Assumptions Behind Z Testing
You should verify assumptions before interpreting p values:
- Sampling process is independent or close to independent.
- Data structure supports normal approximation.
- Population standard deviation is known, or sample is large enough for z approximation.
- No major design bias or data integrity problems.
A p value can look mathematically precise and still be scientifically misleading when assumptions are violated.
Frequent Mistakes to Avoid
- Using a one-tailed test after viewing the data direction.
- Treating p > 0.05 as proof of no effect.
- Ignoring effect size and confidence intervals.
- Rounding p = 0.0496 to 0.05 and calling it non-significant without reporting exact value.
- Running many tests and not adjusting for multiple comparisons.
How to Report Z and P Properly
A transparent report typically includes:
- The null and alternative hypotheses.
- Whether the test is one-tailed or two-tailed.
- The z statistic and p value.
- The alpha threshold used.
- A plain-language conclusion.
Example reporting sentence: “A two-tailed z test showed a significant difference from the benchmark (z = 2.41, p = 0.016, α = 0.05).”
Authoritative References for Further Study
- NIST Engineering Statistics Handbook: https://www.itl.nist.gov/div898/handbook/
- Penn State Eberly College of Science (STAT resources): https://online.stat.psu.edu/
- CDC principles of statistical inference and hypothesis testing: https://www.cdc.gov/csels/dsepd/ss1978/lesson3/section5.html
Using the Calculator Above Effectively
The calculator on this page is designed for fast, reliable conversion from z statistic to p value, with immediate visualization.

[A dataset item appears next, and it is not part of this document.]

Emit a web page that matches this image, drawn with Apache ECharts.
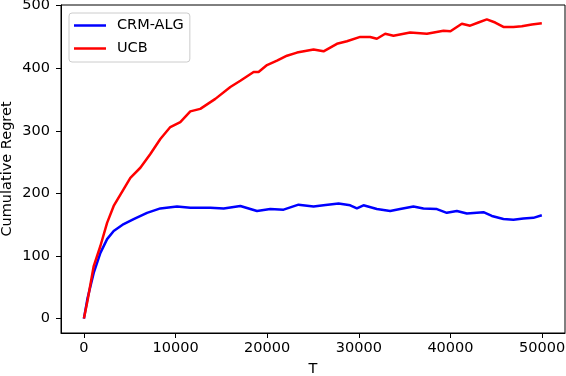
<!DOCTYPE html>
<html>
<head>
<meta charset="utf-8">
<script src="https://cdn.jsdelivr.net/npm/echarts@6.0.0/dist/echarts.min.js"></script>
<style>
  html, body { margin: 0; padding: 0; background: #fff; }
  #chart { width: 566px; height: 376px; }
</style>
</head>
<body>
<div id="chart"></div>
<script>
// values
const crmT = [0, 400, 1070, 1800, 2530, 3250, 4340, 5430, 6890, 8340, 10160, 11610, 12520, 13800, 15250, 17070, 18890, 20340, 21790, 23420, 25060, 26150, 27790, 29060, 29790, 30510, 31970, 33420, 34510, 35960, 37050, 38520, 39600, 40700, 41790, 43600, 44520, 45780, 46870, 47960, 49050, 49970];
const crmR = [0, 33, 73, 105, 127, 140, 151, 159, 169, 176, 179, 177, 177, 177, 176, 180, 172, 175, 174, 182, 179, 181, 184, 181, 176, 181, 175, 172, 175, 179, 176, 175, 169, 172, 168, 170, 164, 159, 158, 160, 161, 165];

const ucbT = [0, 414, 1070, 1800, 2530, 3250, 4340, 5070, 6160, 7250, 8340, 9430, 10520, 11610, 12700, 14340, 15980, 17070, 18520, 19060, 19980, 21070, 22160, 23250, 25060, 26150, 27610, 28700, 30150, 31240, 31970, 32880, 33780, 35600, 37430, 39240, 40000, 41240, 42150, 43050, 43970, 44880, 45780, 46870, 47790, 48880, 49970];
const ucbR = [0, 30, 84, 116, 153, 180, 207, 225, 241, 263, 287, 306, 314, 331, 335, 351, 370, 380, 394, 394, 405, 412, 420, 425, 430, 427, 439, 443, 450, 450, 447, 455, 452, 457, 455, 460, 459, 471, 468, 473, 478, 473, 466, 466, 467, 470, 472];

const xTicks = [0, 10000, 20000, 30000, 40000, 50000];
const yTicks = [0, 100, 200, 300, 400, 500];

const font = 'DejaVu Sans';

function pairs(xs, ys) {
  return xs.map((x, i) => [x, ys[i]]);
}

const chart = echarts.init(document.getElementById('chart'));

const option = {
  animation: false,
  backgroundColor: '#fff',
  grid: {
    left: 61, right: 1, top: 5, bottom: 43,
    containLabel: false,
    outerBoundsMode: 'none',
    show: true, borderColor: '#000', borderWidth: 1
  },
  legend: {
    orient: 'vertical',
    left: 69, top: 13,
    padding: [5, 6, 6, 5],
    itemWidth: 32, itemHeight: 2.5, itemGap: 8,
    icon: 'rect',
    backgroundColor: '#fff',
    borderColor: '#cccccc', borderWidth: 1, borderRadius: 3,
    textStyle: { fontFamily: font, fontSize: 14.5, color: '#000', padding: [0, 0, 0, 6] },
    data: ['CRM-ALG', 'UCB']
  },
  xAxis: {
    type: 'value',
    min: -2500, max: 52500,
    name: 'T',
    nameLocation: 'middle',
    nameGap: 29,
    nameMoveOverlap: false,
    nameTextStyle: { fontFamily: font, fontSize: 14.5, color: '#000' },
    splitLine: { show: false },
    axisLine: { onZero: false, lineStyle: { color: '#000', width: 1 } },
    axisTick: { show: true, length: 5, lineStyle: { color: '#000' }, customValues: xTicks },
    axisLabel: {
      fontFamily: font, fontSize: 14.5, color: '#000', margin: 8,
      customValues: xTicks,
      formatter: (v) => String(v)
    }
  },
  yAxis: {
    type: 'value',
    min: -23, max: 501,
    name: 'Cumulative Regret',
    nameLocation: 'middle',
    nameGap: 46,
    nameMoveOverlap: false,
    nameTextStyle: { fontFamily: font, fontSize: 14.5, color: '#000' },
    splitLine: { show: false },
    axisLine: { show: true, onZero: false, lineStyle: { color: '#000', width: 1 } },
    axisTick: { show: true, length: 5, lineStyle: { color: '#000' }, customValues: yTicks },
    axisLabel: {
      fontFamily: font, fontSize: 14.5, color: '#000', margin: 11,
      customValues: yTicks,
      formatter: (v) => String(v)
    }
  },
  series: [
    {
      name: 'CRM-ALG',
      type: 'line',
      data: pairs(crmT, crmR),
      symbol: 'none',
      color: '#0000ff',
      lineStyle: { width: 2.5, color: '#0000ff' }
    },
    {
      name: 'UCB',
      type: 'line',
      data: pairs(ucbT, ucbR),
      symbol: 'none',
      color: '#ff0000',
      lineStyle: { width: 2.5, color: '#ff0000' }
    }
  ]
};

chart.setOption(option);
</script>
</body>
</html>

Enter your z score, set test direction, and choose alpha. The result panel gives you the cumulative probability, p value, significance decision, and a short interpretation. The chart highlights the exact tail area corresponding to the p value so you can visually explain the result to clients, students, or stakeholders.
In practical workflows, pair this p value with confidence intervals and effect sizes for better decisions. P values answer whether data are inconsistent with the null model, while effect sizes answer whether the difference is meaningful in real terms. That combination provides statistical and practical clarity.